(Plotting code records)
----------------------------------------
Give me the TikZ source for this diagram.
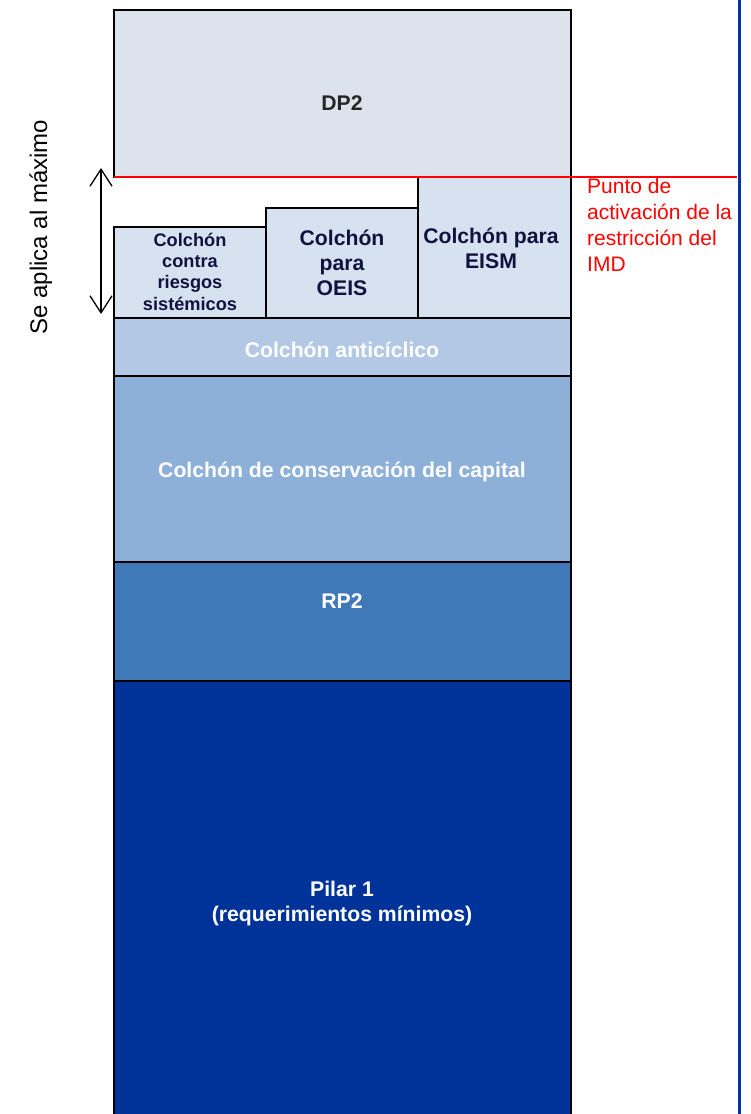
\documentclass[tikz,border=0pt]{standalone}
\usepackage{fontspec}
\setmainfont{Liberation Sans}
\usetikzlibrary{arrows.meta}
\definecolor{dpfill}{HTML}{DCE3EC}
\definecolor{smallfill}{HTML}{D7E2F1}
\definecolor{anticfill}{HTML}{B2C8E4}
\definecolor{consfill}{HTML}{8CB0D8}
\definecolor{rpfill}{HTML}{3F79B7}
\definecolor{pilfill}{HTML}{003399}
\definecolor{bluerule}{HTML}{0033A0}
\definecolor{navytext}{HTML}{12123F}
\definecolor{darktext}{HTML}{262626}
\definecolor{redtext}{HTML}{FF0000}
\begin{document}
\begin{tikzpicture}[x=1pt,y=-1pt,
  layer/.style={draw=black,line width=2pt,rectangle,inner sep=0pt,outer sep=0pt,anchor=north west},
  big/.style={font=\bfseries\fontsize{21.2}{25}\selectfont,inner sep=0pt,align=center},
  small/.style={font=\bfseries\fontsize{18.2}{21.3}\selectfont,inner sep=0pt,align=center,text=navytext},
  note/.style={font=\fontsize{21}{25.7}\selectfont,inner sep=0pt,align=left,text=redtext},
  span/.style={line width=1.3pt,>={Straight Barb[length=17pt,width=22pt,line width=1.3pt]},<->}]
\useasboundingbox (0,0) rectangle (751,1114);
% boxes
\node[layer,fill=dpfill,minimum width=457pt,minimum height=167pt] (dp) at (114,10) {};
\node[layer,fill=smallfill,minimum width=152pt,minimum height=91pt] (srb) at (114,227) {};
\node[layer,fill=smallfill,minimum width=152pt,minimum height=110pt] (oeis) at (266,208) {};
\node[layer,fill=smallfill,minimum width=153pt,minimum height=141pt] (eism) at (418,177) {};
\node[layer,fill=anticfill,minimum width=457pt,minimum height=58pt] (antic) at (114,318) {};
\node[layer,fill=consfill,minimum width=457pt,minimum height=186pt] (cons) at (114,376) {};
\node[layer,fill=rpfill,minimum width=457pt,minimum height=119pt] (rp) at (114,562) {};
\node[layer,fill=pilfill,minimum width=457pt,minimum height=445pt] (pil) at (114,681) {};
% labels (base anchor = baseline of the last line)
\node[big,text=darktext,anchor=base] (dpl) at (342,110) {DP2};
\node[small,anchor=base] (srbl) at (190,310) {Colchón\\contra\\riesgos\\sistémicos};
\node[big,text=navytext,anchor=base] (oeisl) at (342,295) {Colchón\\para\\OEIS};
\node[big,text=navytext,anchor=base] (eisml) at (491,268) {Colchón para\\EISM};
\node[big,text=white,anchor=base] (anticl) at (342,357) {Colchón anticíclico};
\node[big,text=white,anchor=base] (consl) at (342,477) {Colchón de conservación del capital};
\node[big,text=white,anchor=base] (rpl) at (342,608) {RP2};
\node[big,text=white,anchor=base] (pill) at (342,921) {Pilar 1\\(requerimientos mínimos)};
% red activation line and note
\coordinate (redend) at (737,177);
\draw[redtext,line width=1.5pt] (dp.south west) -- (redend);
\node[note,anchor=base west] (notel) at (587,271) {Punto de\\activación de la\\restricción del\\IMD};
% right blue rule
\coordinate (bluetop) at (739.5,0);
\coordinate (bluebot) at (739.5,1114);
\draw[bluerule,line width=3pt] (bluetop) -- (bluebot);
% double arrow
\coordinate (atop) at (101,168);
\coordinate (abot) at (101,314);
\draw[span] (atop) -- (abot);
\node[font=\fontsize{24}{28}\selectfont,rotate=90,anchor=base,inner sep=0pt] (applies) at (47,227) {Se aplica al máximo};
\end{tikzpicture}
\end{document}
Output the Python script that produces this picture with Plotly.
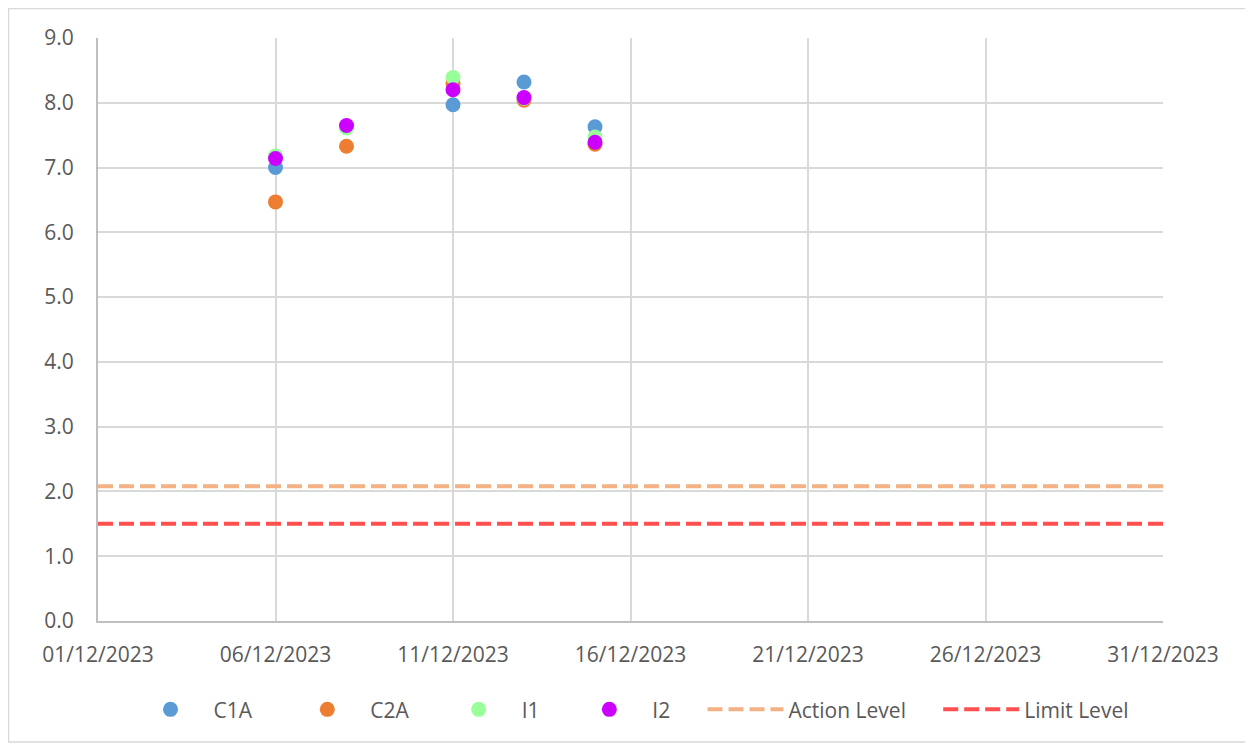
import plotly.graph_objects as go

dates = ["2023-12-06", "2023-12-08", "2023-12-11", "2023-12-13", "2023-12-15"]
c1a = [7.00, 7.62, 7.97, 8.32, 7.63]
c2a = [6.47, 7.33, 8.30, 8.04, 7.36]
i1 = [7.18, 7.61, 8.39, 8.07, 7.47]
i2 = [7.14, 7.65, 8.20, 8.08, 7.39]
level_dates = ["2023-12-01", "2023-12-31"]
action_level = [2.08, 2.08]
limit_level = [1.5, 1.5]

NB = "\u00a0"
# page body has an 8px margin, so the figure is offset by 8px
W, H = 1245, 741
ML, MR, MT, MB = 90, 90, 30, 128
pw, ph = W - ML - MR, H - MT - MB

fig = go.Figure()
series = [("C1A", c1a, "#5B9BD5", 5), ("C2A", c2a, "#ED7D31", 4),
          ("I1", i1, "#99FF99", 4), ("I2", i2, "#CC00FF", 5)]
for name, vals, col, pad in series:
    fig.add_trace(go.Scatter(x=dates, y=vals, name=name + NB * pad, mode="markers",
                             marker=dict(size=15, color=col, line=dict(width=0))))
fig.add_trace(go.Scatter(x=level_dates, y=action_level, name="Action Level" + NB * 5, mode="lines",
                         line=dict(color="#F4B183", width=4, dash="15px,6px")))
fig.add_trace(go.Scatter(x=level_dates, y=limit_level, name="Limit Level", mode="lines",
                         line=dict(color="#FF5050", width=4, dash="15px,6px")))

font = dict(family="Open Sans, sans-serif", size=21, color="#595959")
fig.update_layout(
    width=W, height=H,
    margin=dict(l=ML, r=MR, t=MT, b=MB),
    paper_bgcolor="white", plot_bgcolor="white",
    font=font,
    legend=dict(orientation="h", x=0.5, xanchor="center", y=-0.117, yanchor="top",
                font=font, itemwidth=76, tracegroupgap=0),
    showlegend=True,
)
fig.update_xaxes(type="date", range=["2023-12-01", "2023-12-31"],
                 tick0="2023-12-01", dtick=5 * 86400000, tickformat="%d/%m/%Y",
                 showgrid=True, gridcolor="#D9D9D9", gridwidth=2,
                 showline=True, linecolor="#BFBFBF", linewidth=2,
                 zeroline=False, ticks="", ticklabelstandoff=14,
                 tickfont=font, fixedrange=True)
fig.update_yaxes(range=[0, 9], dtick=1, tickformat=".1f",
                 showgrid=True, gridcolor="#D9D9D9", gridwidth=2,
                 showline=True, linecolor="#BFBFBF", linewidth=2,
                 zeroline=False, ticks="", ticklabelstandoff=18,
                 tickfont=font, fixedrange=True)

x0 = (0.5 - ML) / pw
x1 = (1238 - ML) / pw
y0 = ((H - MB) - 734) / ph
y1 = ((H - MB) - 0.5) / ph
fig.add_shape(type="rect", xref="paper", yref="paper", x0=x0, x1=x1, y0=y0, y1=y1,
              line=dict(color="#D9D9D9", width=1.5), fillcolor="rgba(0,0,0,0)", layer="below")

fig.write_html("out.html")
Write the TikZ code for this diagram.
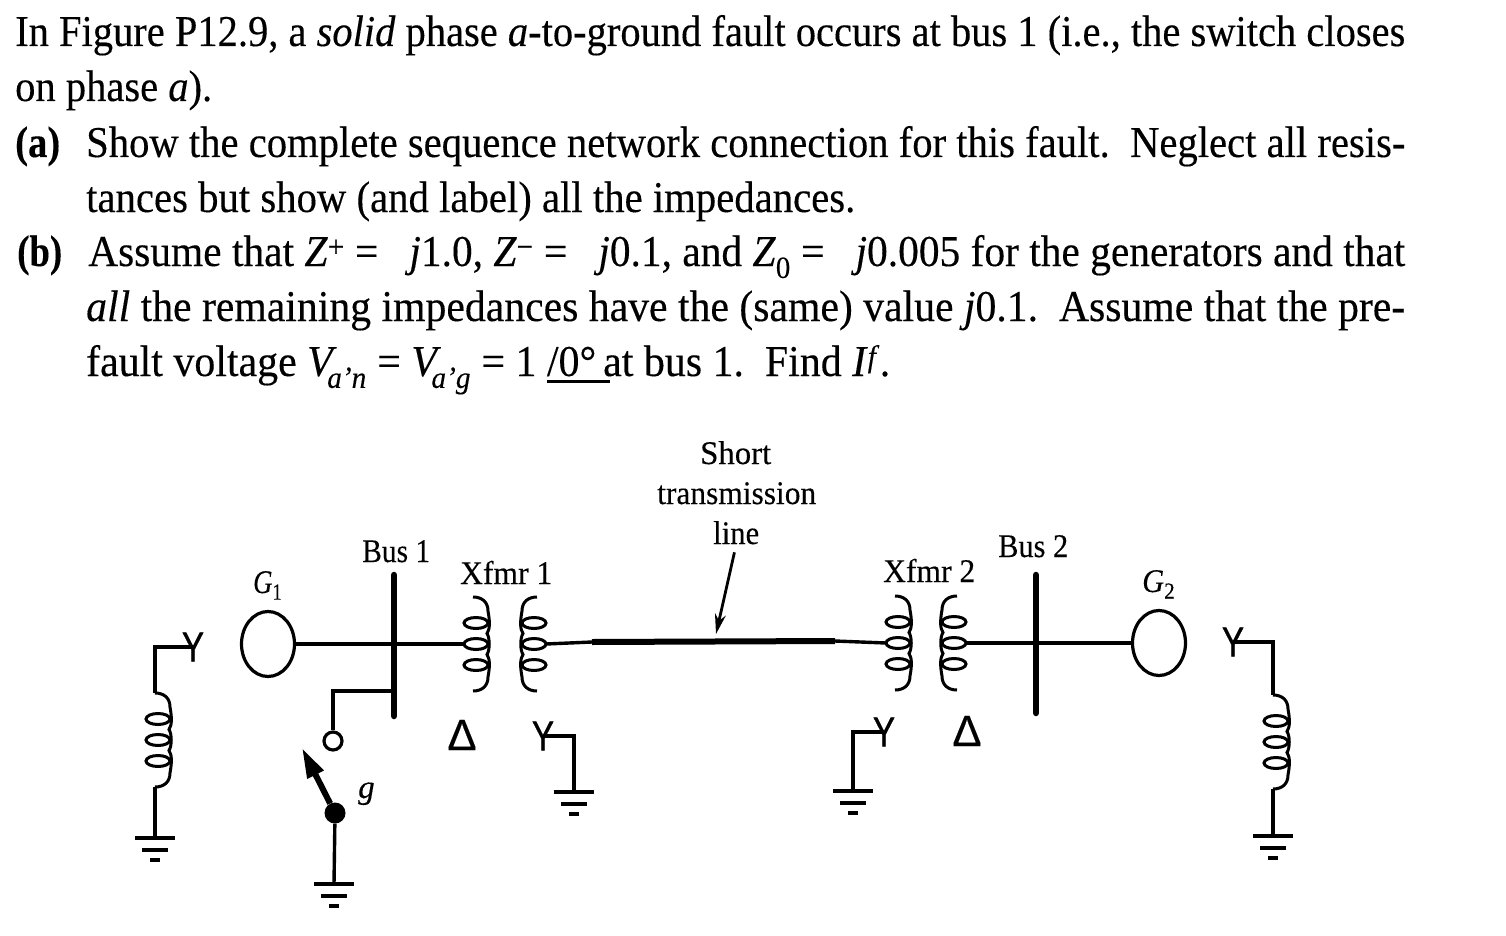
----------------------------------------
→ **WHAT IS BEING ASKED**
Make an exact copy of the whole listing, but don't bring over any pictures.

→ **EXERCISE RESPONSE**
Give me the TikZ source for this diagram.
\documentclass[tikz,border=0pt]{standalone}
\usepackage{fontspec}
\setmainfont{Liberation Sans}
\usetikzlibrary{arrows.meta}
\definecolor{dpfill}{HTML}{DCE3EC}
\definecolor{smallfill}{HTML}{D7E2F1}
\definecolor{anticfill}{HTML}{B2C8E4}
\definecolor{consfill}{HTML}{8CB0D8}
\definecolor{rpfill}{HTML}{3F79B7}
\definecolor{pilfill}{HTML}{003399}
\definecolor{bluerule}{HTML}{0033A0}
\definecolor{navytext}{HTML}{12123F}
\definecolor{darktext}{HTML}{262626}
\definecolor{redtext}{HTML}{FF0000}
\begin{document}
\begin{tikzpicture}[x=1pt,y=-1pt,
  layer/.style={draw=black,line width=2pt,rectangle,inner sep=0pt,outer sep=0pt,anchor=north west},
  big/.style={font=\bfseries\fontsize{21.2}{25}\selectfont,inner sep=0pt,align=center},
  small/.style={font=\bfseries\fontsize{18.2}{21.3}\selectfont,inner sep=0pt,align=center,text=navytext},
  note/.style={font=\fontsize{21}{25.7}\selectfont,inner sep=0pt,align=left,text=redtext},
  span/.style={line width=1.3pt,>={Straight Barb[length=17pt,width=22pt,line width=1.3pt]},<->}]
\useasboundingbox (0,0) rectangle (751,1114);
% boxes
\node[layer,fill=dpfill,minimum width=457pt,minimum height=167pt] (dp) at (114,10) {};
\node[layer,fill=smallfill,minimum width=152pt,minimum height=91pt] (srb) at (114,227) {};
\node[layer,fill=smallfill,minimum width=152pt,minimum height=110pt] (oeis) at (266,208) {};
\node[layer,fill=smallfill,minimum width=153pt,minimum height=141pt] (eism) at (418,177) {};
\node[layer,fill=anticfill,minimum width=457pt,minimum height=58pt] (antic) at (114,318) {};
\node[layer,fill=consfill,minimum width=457pt,minimum height=186pt] (cons) at (114,376) {};
\node[layer,fill=rpfill,minimum width=457pt,minimum height=119pt] (rp) at (114,562) {};
\node[layer,fill=pilfill,minimum width=457pt,minimum height=445pt] (pil) at (114,681) {};
% labels (base anchor = baseline of the last line)
\node[big,text=darktext,anchor=base] (dpl) at (342,110) {DP2};
\node[small,anchor=base] (srbl) at (190,310) {Colchón\\contra\\riesgos\\sistémicos};
\node[big,text=navytext,anchor=base] (oeisl) at (342,295) {Colchón\\para\\OEIS};
\node[big,text=navytext,anchor=base] (eisml) at (491,268) {Colchón para\\EISM};
\node[big,text=white,anchor=base] (anticl) at (342,357) {Colchón anticíclico};
\node[big,text=white,anchor=base] (consl) at (342,477) {Colchón de conservación del capital};
\node[big,text=white,anchor=base] (rpl) at (342,608) {RP2};
\node[big,text=white,anchor=base] (pill) at (342,921) {Pilar 1\\(requerimientos mínimos)};
% red activation line and note
\coordinate (redend) at (737,177);
\draw[redtext,line width=1.5pt] (dp.south west) -- (redend);
\node[note,anchor=base west] (notel) at (587,271) {Punto de\\activación de la\\restricción del\\IMD};
% right blue rule
\coordinate (bluetop) at (739.5,0);
\coordinate (bluebot) at (739.5,1114);
\draw[bluerule,line width=3pt] (bluetop) -- (bluebot);
% double arrow
\coordinate (atop) at (101,168);
\coordinate (abot) at (101,314);
\draw[span] (atop) -- (abot);
\node[font=\fontsize{24}{28}\selectfont,rotate=90,anchor=base,inner sep=0pt] (applies) at (47,227) {Se aplica al máximo};
\end{tikzpicture}
\end{document}
Output the Python script that produces this picture with Plotly.
import plotly.graph_objects as go

dates = ["2023-12-06", "2023-12-08", "2023-12-11", "2023-12-13", "2023-12-15"]
c1a = [7.00, 7.62, 7.97, 8.32, 7.63]
c2a = [6.47, 7.33, 8.30, 8.04, 7.36]
i1 = [7.18, 7.61, 8.39, 8.07, 7.47]
i2 = [7.14, 7.65, 8.20, 8.08, 7.39]
level_dates = ["2023-12-01", "2023-12-31"]
action_level = [2.08, 2.08]
limit_level = [1.5, 1.5]

NB = "\u00a0"
# page body has an 8px margin, so the figure is offset by 8px
W, H = 1245, 741
ML, MR, MT, MB = 90, 90, 30, 128
pw, ph = W - ML - MR, H - MT - MB

fig = go.Figure()
series = [("C1A", c1a, "#5B9BD5", 5), ("C2A", c2a, "#ED7D31", 4),
          ("I1", i1, "#99FF99", 4), ("I2", i2, "#CC00FF", 5)]
for name, vals, col, pad in series:
    fig.add_trace(go.Scatter(x=dates, y=vals, name=name + NB * pad, mode="markers",
                             marker=dict(size=15, color=col, line=dict(width=0))))
fig.add_trace(go.Scatter(x=level_dates, y=action_level, name="Action Level" + NB * 5, mode="lines",
                         line=dict(color="#F4B183", width=4, dash="15px,6px")))
fig.add_trace(go.Scatter(x=level_dates, y=limit_level, name="Limit Level", mode="lines",
                         line=dict(color="#FF5050", width=4, dash="15px,6px")))

font = dict(family="Open Sans, sans-serif", size=21, color="#595959")
fig.update_layout(
    width=W, height=H,
    margin=dict(l=ML, r=MR, t=MT, b=MB),
    paper_bgcolor="white", plot_bgcolor="white",
    font=font,
    legend=dict(orientation="h", x=0.5, xanchor="center", y=-0.117, yanchor="top",
                font=font, itemwidth=76, tracegroupgap=0),
    showlegend=True,
)
fig.update_xaxes(type="date", range=["2023-12-01", "2023-12-31"],
                 tick0="2023-12-01", dtick=5 * 86400000, tickformat="%d/%m/%Y",
                 showgrid=True, gridcolor="#D9D9D9", gridwidth=2,
                 showline=True, linecolor="#BFBFBF", linewidth=2,
                 zeroline=False, ticks="", ticklabelstandoff=14,
                 tickfont=font, fixedrange=True)
fig.update_yaxes(range=[0, 9], dtick=1, tickformat=".1f",
                 showgrid=True, gridcolor="#D9D9D9", gridwidth=2,
                 showline=True, linecolor="#BFBFBF", linewidth=2,
                 zeroline=False, ticks="", ticklabelstandoff=18,
                 tickfont=font, fixedrange=True)

x0 = (0.5 - ML) / pw
x1 = (1238 - ML) / pw
y0 = ((H - MB) - 734) / ph
y1 = ((H - MB) - 0.5) / ph
fig.add_shape(type="rect", xref="paper", yref="paper", x0=x0, x1=x1, y0=y0, y1=y1,
              line=dict(color="#D9D9D9", width=1.5), fillcolor="rgba(0,0,0,0)", layer="below")

fig.write_html("out.html")
Write the TikZ code for this diagram.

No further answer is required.